Exercise prompt
Retype only what runs from the beginning of the data through the line with "20, 22.5, 25];"; please omit the pictures and keep every line exact.

Material shown
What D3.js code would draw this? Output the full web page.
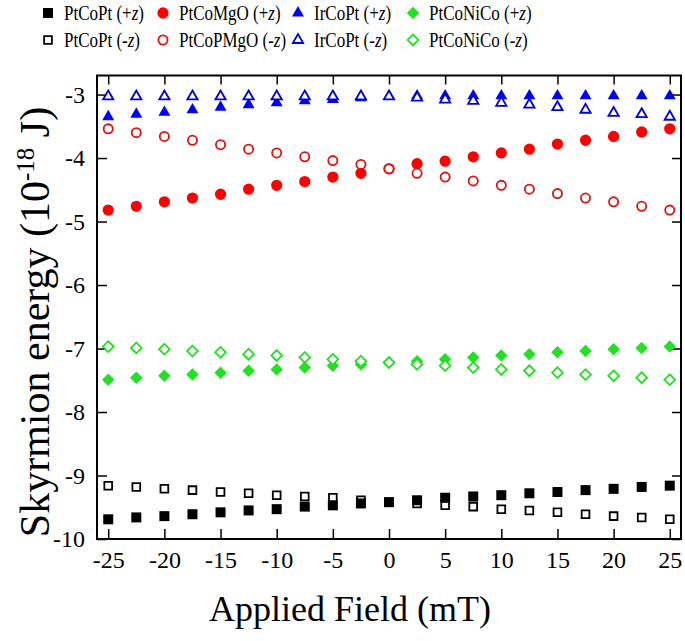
<!DOCTYPE html>
<html>
<head>
<meta charset="utf-8">
<script src="https://cdnjs.cloudflare.com/ajax/libs/d3/7.8.5/d3.min.js"></script>
<style>
  body { margin: 0; background: #fff; }
  text { font-family: "Liberation Serif", "Times New Roman", serif; fill: #000; }
</style>
</head>
<body>
<div id="chart"></div>
<script>
// applied field (mT)
const fields = [-25, -22.5, -20, -17.5, -15, -12.5, -10, -7.5, -5, -2.5, 0, 2.5, 5, 7.5, 10, 12.5, 15, 17.5, 20, 22.5, 25];

// skyrmion energy (1e-18 J)
const ptcoptPlus  = [-9.69, -9.66, -9.64, -9.61, -9.58, -9.55, -9.53, -9.49, -9.47, -9.44, -9.42, -9.39, -9.35, -9.33, -9.31, -9.28, -9.26, -9.23, -9.21, -9.18, -9.16];
const ptcoptMinus = [-9.16, -9.18, -9.21, -9.23, -9.26, -9.28, -9.31, -9.33, -9.35, -9.39, -9.42, -9.44, -9.47, -9.49, -9.53, -9.55, -9.58, -9.61, -9.64, -9.66, -9.69];
const mgoPlus     = [-4.82, -4.76, -4.69, -4.63, -4.57, -4.49, -4.43, -4.37, -4.30, -4.24, -4.17, -4.09, -4.05, -3.98, -3.92, -3.86, -3.78, -3.72, -3.66, -3.59, -3.54];
const mgoMinus    = [-3.54, -3.60, -3.66, -3.72, -3.79, -3.86, -3.92, -3.98, -4.04, -4.10, -4.17, -4.24, -4.30, -4.36, -4.43, -4.49, -4.56, -4.63, -4.69, -4.76, -4.82];
const irPlus      = [-3.35, -3.31, -3.28, -3.24, -3.20, -3.16, -3.13, -3.10, -3.08, -3.05, -3.03, -3.02, -3.02, -3.02, -3.02, -3.02, -3.02, -3.02, -3.02, -3.02, -3.02];
const irMinus     = [-3.03, -3.03, -3.03, -3.03, -3.03, -3.03, -3.03, -3.03, -3.03, -3.03, -3.03, -3.05, -3.08, -3.10, -3.13, -3.16, -3.20, -3.24, -3.29, -3.31, -3.35];
const nicoPlus    = [-7.49, -7.46, -7.43, -7.41, -7.38, -7.35, -7.33, -7.30, -7.27, -7.25, -7.22, -7.20, -7.17, -7.14, -7.11, -7.09, -7.06, -7.04, -7.01, -6.99, -6.97];
const nicoMinus   = [-6.97, -6.99, -7.01, -7.04, -7.06, -7.09, -7.11, -7.14, -7.17, -7.20, -7.22, -7.25, -7.27, -7.30, -7.33, -7.35, -7.38, -7.41, -7.43, -7.46, -7.49];

const xTicks = [-25, -20, -15, -10, -5, 0, 5, 10, 15, 20, 25];
const yTicks = [-10, -9, -8, -7, -6, -5, -4, -3];

const W = 685, H = 641;
const margin = { left: 97, right: 681, top: 75.5, bottom: 539 };

const svg = d3.select("#chart").append("svg")
    .attr("width", W)
    .attr("height", H);

const x = d3.scaleLinear().domain([-26, 26]).range([margin.left, margin.right]);
const y = d3.scaleLinear().domain([-10, -2.7]).range([margin.bottom, margin.top]);

const red = "#ff0000", blue = "#0000ff", green = "#22e022";

// series in draw order
const series = [
    { name: "PtCoPt", sign: "-", values: ptcoptMinus, shape: d3.symbolSquare, size: 60, color: "#000", open: true },
    { name: "PtCoPt", sign: "+", values: ptcoptPlus, shape: d3.symbolSquare, size: 100, color: "#000", open: false },
    { name: "PtCoMgO", sign: "+", values: mgoPlus, shape: d3.symbolCircle, size: 100, color: red, open: false },
    { name: "PtCoPMgO", sign: "-", values: mgoMinus, shape: d3.symbolCircle, size: 66, color: "#dd1111", open: true },
    { name: "IrCoPt", sign: "+", values: irPlus, shape: d3.symbolTriangle, size: 62, color: blue, open: false },
    { name: "IrCoPt", sign: "-", values: irMinus, shape: d3.symbolTriangle, size: 46, color: "#0000dd", open: true },
    { name: "PtCoNiCo", sign: "+", values: nicoPlus, shape: d3.symbolSquare, size: 78, color: green, open: false, rot: 45 },
    { name: "PtCoNiCo", sign: "-", values: nicoMinus, shape: d3.symbolSquare, size: 58, color: green, open: true, rot: 45 }
];

// axes with inward ticks
svg.append("g")
    .attr("transform", "translate(" + margin.left + ",0)")
    .call(d3.axisLeft(y).tickValues(yTicks).tickFormat(d => String(d)).tickSizeInner(-10).tickSizeOuter(0).tickPadding(12))
    .call(g => g.select(".domain").remove())
    .selectAll("text").style("font-size", "24px");

svg.append("g")
    .attr("transform", "translate(" + margin.right + ",0)")
    .call(d3.axisRight(y).tickValues(yTicks).tickFormat("").tickSizeInner(-9).tickSizeOuter(0))
    .call(g => g.select(".domain").remove());

svg.append("g")
    .attr("transform", "translate(0," + margin.bottom + ")")
    .call(d3.axisBottom(x).tickValues(xTicks).tickFormat(d => String(d)).tickSizeInner(-10).tickSizeOuter(0).tickPadding(12))
    .call(g => g.select(".domain").remove())
    .selectAll("text").style("font-size", "24px");

svg.append("g")
    .attr("transform", "translate(0," + margin.top + ")")
    .call(d3.axisTop(x).tickValues(xTicks).tickFormat("").tickSizeInner(-9).tickSizeOuter(0))
    .call(g => g.select(".domain").remove());

svg.selectAll(".tick line").attr("stroke", "#000").attr("stroke-width", 1.5);

svg.append("rect")
    .attr("x", margin.left).attr("y", margin.top)
    .attr("width", margin.right - margin.left).attr("height", margin.bottom - margin.top)
    .attr("fill", "none").attr("stroke", "#000").attr("stroke-width", 2);

// markers
series.forEach(s => {
    svg.append("g").selectAll("path")
        .data(s.values)
        .enter().append("path")
        .attr("d", d3.symbol().type(s.shape).size(s.size))
        .attr("transform", (d, i) => "translate(" + x(fields[i]) + "," + y(d) + ")" + (s.rot ? " rotate(" + s.rot + ")" : ""))
        .attr("fill", s.open ? "#fff" : s.color)
        .attr("stroke", s.color)
        .attr("stroke-width", s.open ? 1.8 : 0);
});

// axis titles
svg.append("text")
    .attr("x", 350)
    .attr("y", 621)
    .attr("text-anchor", "middle")
    .style("font-size", "36px")
    .text("Applied Field (mT)");

const yt = svg.append("text")
    .attr("transform", "translate(49,322) rotate(-90)")
    .attr("text-anchor", "middle")
    .style("font-size", "42px");
yt.append("tspan").text("Skyrmion energy (10");
yt.append("tspan").attr("dy", -15).style("font-size", "25px").text("-18");
yt.append("tspan").attr("dy", 15).text(" J)");

// legend
const legendCols = [48, 163, 298, 413];
const legendRows = [13, 40];
const legendSeries = [
    [series[1], series[0]],
    [series[2], series[3]],
    [series[4], series[5]],
    [series[6], series[7]]
];
legendSeries.forEach((pair, c) => {
    pair.forEach((s, r) => {
        svg.append("path")
            .attr("d", d3.symbol().type(s.shape).size(s.size)())
            .attr("transform", "translate(" + legendCols[c] + "," + legendRows[r] + ")" + (s.rot ? " rotate(" + s.rot + ")" : ""))
            .attr("fill", s.open ? "#fff" : s.color)
            .attr("stroke", s.color)
            .attr("stroke-width", s.open ? 1.8 : 0);
        // legend text is narrow in the original, so squeeze it horizontally
        const t = svg.append("text")
            .attr("transform", "translate(" + (legendCols[c] + 16) + "," + (legendRows[r] + 7) + ") scale(0.85,1)")
            .style("font-size", "20px");
        t.append("tspan").text(s.name + " (" + s.sign);
        t.append("tspan").style("font-style", "italic").text("z");
        t.append("tspan").text(")");
    });
});
</script>
</body>
</html>
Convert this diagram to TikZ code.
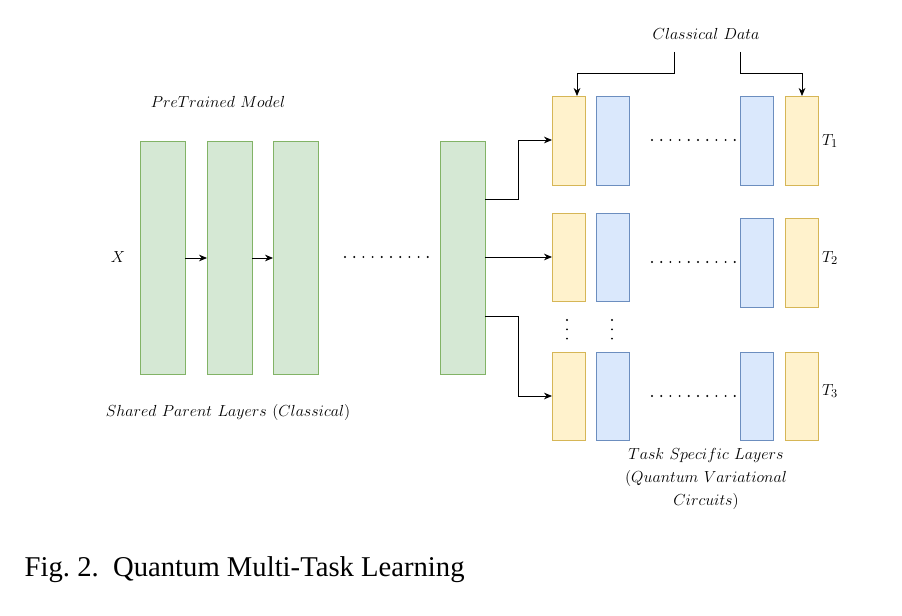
\documentclass[tikz,border=0pt]{standalone}
\usepackage{fontspec}
\newfontfamily\capfont{Liberation Serif}
\usetikzlibrary{arrows.meta}
\definecolor{gf}{HTML}{D5E8D4}\definecolor{gd}{HTML}{82B366}
\definecolor{yf}{HTML}{FFF2CC}\definecolor{yd}{HTML}{D6B656}
\definecolor{bf}{HTML}{DAE8FC}\definecolor{bd}{HTML}{6C8EBF}
\tikzset{
 gbox/.style={draw=gd,fill=gf,line width=0.6pt},
 ybox/.style={draw=yd,fill=yf,line width=0.6pt},
 bbox/.style={draw=bd,fill=bf,line width=0.6pt},
 conn/.style={-{Stealth[length=6pt,width=5pt]},line width=0.6pt},
 lbl/.style={font=\fontsize{12.5}{15}\selectfont},
 hdots/.style={line width=1.6pt,line cap=round,dash pattern=on 0pt off 6.9pt},
}
\begin{document}
\begin{tikzpicture}[x=0.75pt,y=-0.75pt]
\useasboundingbox (0,0) rectangle (902,616);
% green
\foreach \n/\a in {g1/140,g2/207,g3/273,g4/440}{
  \path[gbox] (\a,141) rectangle +(45,233);
  \coordinate (\n) at (\a+22.5,257.5);}
\draw[conn] (185,258) -- (207,258);
\draw[conn] (252,258) -- (273,258);
\draw[hdots] (345,257) -- (428,257);
% rows
\draw[ybox] (552,96) rectangle (585,185);
\draw[bbox] (596,96) rectangle (629,185);
\draw[bbox] (740,96) rectangle (773,185);
\draw[ybox] (785,96) rectangle (818,185);
\draw[ybox] (552,213) rectangle (585,301);
\draw[bbox] (596,213) rectangle (629,301);
\draw[bbox] (740,218) rectangle (773,307);
\draw[ybox] (785,218) rectangle (818,307);
\draw[ybox] (552,352) rectangle (585,440);
\draw[bbox] (596,352) rectangle (629,440);
\draw[bbox] (740,352) rectangle (773,440);
\draw[ybox] (785,352) rectangle (818,440);
\foreach \y in {140,262,396} \draw[hdots] (652,\y) -- (735,\y);
\foreach \x in {567,612} \draw[hdots,dash pattern=on 0pt off 7pt] (\x,320) -- (\x,339);
% connectors
\draw[conn] (485,199) -- (518,199) -- (518,140) -- (552,140);
\draw[conn] (485,257) -- (552,257);
\draw[conn] (485,316) -- (518,316) -- (518,396) -- (552,396);
\node[lbl] (cd) at (706,34) {$Classical\ Data$};
\draw[conn] (674,52) -- (674,73) -- (577,73) -- (577,96);
\draw[conn] (740,52) -- (740,73) -- (802,73) -- (802,96);
% labels
\node[lbl] (t1) at (830,141) {$T_1$};
\node[lbl] (t2) at (830,258) {$T_2$};
\node[lbl] (t3) at (830,391) {$T_3$};
\node[lbl] (x) at (118,257) {$X$};
\node[lbl] (pm) at (218,102) {$PreTrained\ Model$};
\node[lbl] (sp) at (228,412) {$Shared\ Parent\ Layers\ (Classical)$};
\node[lbl,align=center] (ts) at (706,479) {$Task\ Specific\ Layers$\\[2pt]$(Quantum\ Variational$\\[2pt]$Circuits)$};
\node[anchor=west,font=\capfont\fontsize{21.5}{25}\selectfont] (cap) at (20,570) {Fig.\ 2.\ \ Quantum Multi-Task Learning};
\end{tikzpicture}
\end{document}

Answer to this problem
What D3.js code would draw this? Output the full web page.
<!DOCTYPE html>
<html>
<head>
<meta charset="utf-8">
<script src="https://cdnjs.cloudflare.com/ajax/libs/d3/7.8.5/d3.min.js"></script>
<style>
  body { margin: 0; background: #fff; }
  text { font-family: "Liberation Serif", "Times New Roman", serif; fill: #000; }
</style>
</head>
<body>
<div id="chart"></div>
<script>
// applied field (mT)
const fields = [-25, -22.5, -20, -17.5, -15, -12.5, -10, -7.5, -5, -2.5, 0, 2.5, 5, 7.5, 10, 12.5, 15, 17.5, 20, 22.5, 25];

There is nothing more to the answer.